Beneath his black turban and thick eyebrows over shifty eyes, Khomeini was a perfect foil for Wallace, who was made to sit on the floor with the ostensible holy man. Wallace refused to stick with scripted questions, of course. “Forgive me,” he said with mock apology as he asked the Ayatollah about Anwar Sadat’s view that he was a madman. Unaccustomed to such effrontery, Khomeini’s eyes darted to and fro, as he responded by essentially urging the assassination of Egypt’s peacemaking president. His wish was not long after granted.
Another compelling interview is Wallace with Vladimir Putin. By then in his late 80s, Wallace bemusedly told the Russian that he couldn’t see or hear well and wondered why he was still working. But he was as sharp and pungent as ever, asking Putin about corruption and the silencing of dissent. Putin unpersuasively claimed Russia has a strong opposition media. The uncomfortable smirk on his face confirms he doesn’t believe his own propaganda. Nobody in Russia asks him the questions Mike Wallace did.
There’s footage of Wallace submitting Panamanian dictator Manuel Noriega to similar discomfort. Wallace simply asked: “How much do you make?” Noriega, a notorious drug trafficker until removed by U.S. troops, shifted uncomfortably and in silence. “Is the question difficult?” Wallace inquired.
More pleasantly, we see Wallace in the 1950s interviewing a grandmotherly Eleanor Roosevelt. Wallace tells her that many Americans hated her husband and her. She reacts with a smile and a quick “I know!” Khomeini, Noriega and Putin did not respond with similar ease. American leaders must contend with their opponents, while dictators jail, kill or deny they exist.
Wallace’s greatest mishap was his 1980s hit-job on retired General William Westmoreland, alleging the Vietnam War commander in the 1960s had deliberately distorted enemy numbers. Readers Digest called the story a “smear.” Westmoreland sued. The trial revealed Wallace had relied heavily on his producer for research and questions. The litigation was settled without an apology or cash from CBS. But Wallace sank into deep depression and a suicide attempt.
A darker moment for Wallace was the death of his 19 year old son in a Greek mountain climbing accident in 1962. Wallace himself searched for and found the body. By his own admission Wallace neglected his family in favor of his career. He had four wives. His surviving son is Fox television news broadcaster Chris Wallace, who appears in the documentary only briefly.

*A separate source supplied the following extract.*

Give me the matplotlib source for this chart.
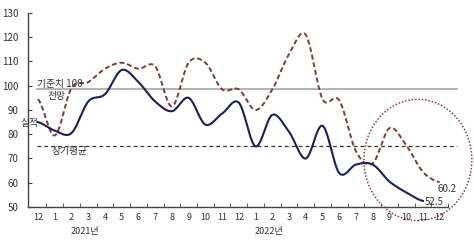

Wallace was lifelong friends with Nancy Reagan, which the documentary barely mentions and doesn’t explain. It does note that President Nixon wanted Wallace as his press secretary, which is ironic, given that Wallace at Sixty Minutes rose to success covering Watergate. Wallace said much of the American public saw journalists as “commies, liberals,” which he rejected as “damned foolishness.” His own personal politics were unshared.
Mike Wallace Is Here is about the son of Jewish Russian immigrants who, in escaping the insecurities of his background, rose to journalistic fame. Whether intentionally or not, he also became a great American by demanding answers from potentates unaccustomed to questions, and of whom God is no respecter.